City officials have said validated test results show the April 11 dust cloud didn’t contain asbestos or toxic metals. But neighbors are still concerned about the air quality, said Esmeralda Hernandez, who also lives near the old Crawford plant.
“This is infuriating because… Little Village has this pandemic we are worrying about that has hit our community so hard, and now this?” Hernandez said. “The mayor is putting more value on the building than the lives of the community.”
Demolition dust disaster
On April 11, after receiving permits from the city, Hilco Redevelopment Partners and contractors MCM Management Corp and Controlled Demolition toppled the smokestack at the old coal plant site, covering streets nearby in a cloud of dust.
Activists had begged the city to block the demolition beforehand, predicting the explosion would lead to poor air quality in the middle of a respiratory pandemic. As of Wednesday morning, the 60623 ZIP code, which includes Little Village, has had 2,166 confirmed cases of COVID-19, according to the Illinois Department of Public Health.
After the botched demolition, Mayor Lightfoot issued a stop work order and said no work would be conducted until further notice. The developer was hit with $68,000 in fines.
At the time, Lightfoot promised a “full investigation.”
In a statement, Hilco officials said they are cooperating with the city during its investigation of what went wrong.
“The City is issuing a stop work order and will conduct a full investigation of today’s incident, including exploration of potential regulatory changes to address operating procedures,” Lightoot said in a tweet. “Additionally, the City is working with Ald. [Michael] Rodriguez and community members to ensure that all residents are aware of the incident and are kept informed of our efforts to address it, and to prevent this from happening again in the future.”

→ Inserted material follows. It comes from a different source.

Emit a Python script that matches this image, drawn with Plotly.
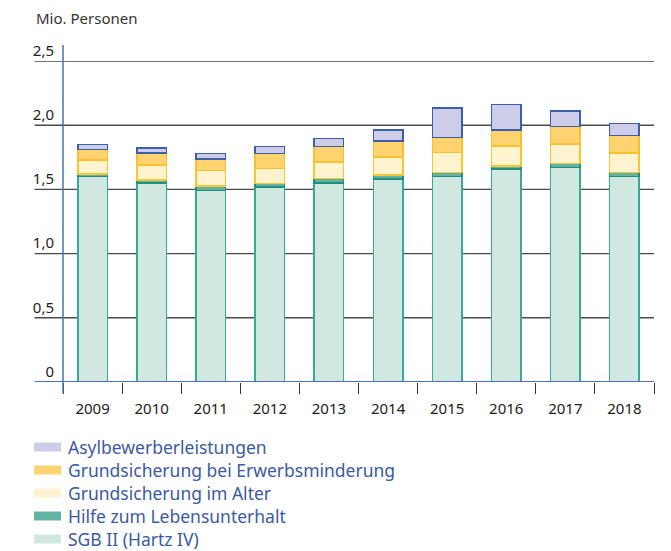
import plotly.graph_objects as go

# Werte in Mio. Personen
jahre = ["2009", "2010", "2011", "2012", "2013", "2014", "2015", "2016", "2017", "2018"]
sgb2 = [1.60, 1.55, 1.49, 1.52, 1.55, 1.58, 1.60, 1.66, 1.67, 1.60]
hlu = [0.02, 0.025, 0.035, 0.026, 0.034, 0.034, 0.033, 0.024, 0.03, 0.033]
alter = [0.109, 0.116, 0.121, 0.117, 0.129, 0.14, 0.153, 0.153, 0.153, 0.151]
erwerb = [0.083, 0.091, 0.092, 0.116, 0.122, 0.124, 0.119, 0.124, 0.135, 0.137]
asyl = [0.039, 0.042, 0.043, 0.057, 0.06, 0.086, 0.229, 0.2, 0.122, 0.091]

y_ticks = [0, 0.5, 1.0, 1.5, 2.0, 2.5]
y_labels = ["0", "0,5", "1,0", "1,5", "2,0", "2,5"]

# name, werte, fuellfarbe, randfarbe (Stapelreihenfolge von unten)
serien = [
    ("SGB II (Hartz IV)", sgb2, "#d1e8e0", "#3aa898"),
    ("Hilfe zum Lebensunterhalt", hlu, "#62b3a2", "#1f8f7f"),
    ("Grundsicherung im Alter", alter, "#fff3d0", "#fbc531"),
    ("Grundsicherung bei Erwerbsminderung", erwerb, "#ffd470", "#fbc02d"),
    ("Asylbewerberleistungen", asyl, "#cdcdea", "#3d5fa8"),
]

fig = go.Figure()
for name, werte, fill, rand in serien:
    fig.add_trace(go.Bar(x=jahre, y=werte, name=name,
                         marker=dict(color=fill, line=dict(color=rand, width=1.5)),
                         showlegend=False))

# die Seite hat 8px Rand, daher etwas kleiner
fig.update_layout(
    barmode="stack",
    bargap=0.5,
    width=663, height=543,
    margin=dict(l=55, r=17, t=53, b=169),
    paper_bgcolor="white", plot_bgcolor="white",
    font=dict(family="Noto Sans", size=15, color="#222222"),
    xaxis=dict(type="category", tickson="boundaries", ticks="outside",
               ticklen=11, tickcolor="#333333", tickwidth=1,
               ticklabelstandoff=16,
               showgrid=False, showline=False, zeroline=False,
               tickfont=dict(size=15, color="#222222")),
    yaxis=dict(range=[0, 2.5], tickvals=y_ticks, ticktext=y_labels,
               ticklabelposition="outside top", ticks="",
               ticklabelstandoff=8,
               showgrid=False, showline=False, zeroline=False,
               tickfont=dict(size=15, color="#222222")),
)

# Gitterlinien, ueber den linken Rand hinaus
for v in y_ticks[1:]:
    fig.add_shape(type="line", xref="paper", yref="y", x0=-0.048, x1=1, y0=v, y1=v,
                  line=dict(color="#4a4a4a", width=1.4), layer="below")
# x-Achse (blau)
fig.add_shape(type="line", xref="paper", yref="y", x0=-0.048, x1=1, y0=0, y1=0,
              line=dict(color="#4a6fb5", width=2), layer="above")
# y-Achse (blau)
fig.add_shape(type="line", xref="paper", yref="paper", x0=0, x1=0, y0=-0.034, y1=1.05,
              line=dict(color="#4a6fb5", width=1.5), layer="above")

fig.add_annotation(text="Mio. Personen", xref="paper", yref="paper", x=-0.049, y=1.133,
                   xanchor="left", yanchor="middle", showarrow=False,
                   font=dict(size=15, color="#333333"))

# Legende von Hand (oberste Serie zuerst)
h = 321.0
for i, (name, werte, fill, rand) in enumerate(reversed(serien)):
    yc = (382 - (447 + 23 * i)) / h
    fig.add_shape(type="rect", xref="paper", yref="paper",
                  x0=-0.049, x1=-0.0034, y0=yc - 4.5 / h, y1=yc + 4.5 / h,
                  fillcolor=fill, line=dict(width=0))
    fig.add_annotation(text=name, xref="paper", yref="paper", x=0.005, y=yc,
                       xanchor="left", yanchor="middle", showarrow=False,
                       font=dict(size=17.5, color="#3d5aa0"))

fig.write_html("out.html")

On April 21, city officials said contractor Heneghan Wrecking would be allowed to clean up demolition debris at the site, but any other work was banned.

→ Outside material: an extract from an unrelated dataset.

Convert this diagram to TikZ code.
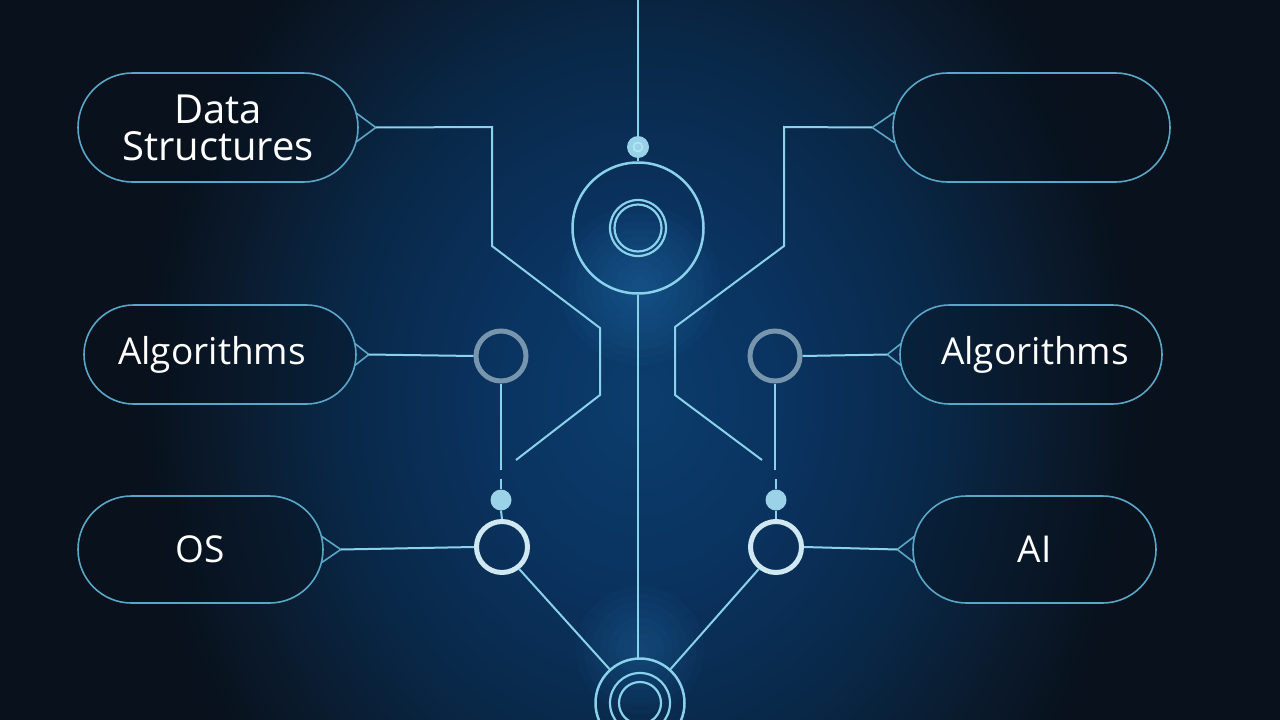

Lightfoot and Ald. Rodriguez blamed the dust disaster on “dishonest” developer Hilco. Hilco pointed the finger at MCM Management, Hilco’s now-fired contractor, and subcontractor Controlled Demolition Inc.
Lightfoot has said the contractor “utterly failed” to execute the dust mitigation plan.
Illinois Attorney General Kwame Raoul is now suing Hilco over the implosion, saying the company failed to protect the surrounding community from air pollution.
Hilco faces two other lawsuits from residents following the implosion, as well as a wrongful death suit after a worker plummeted to his death.
The Little Village Environmental Justice Organization and some neighbors have called on city officials to rescind a $19.7 million tax break for the project. They have also called for the Hilco to abandon its plans to build a one million-square warehouse at the former Crawford Coal Plant.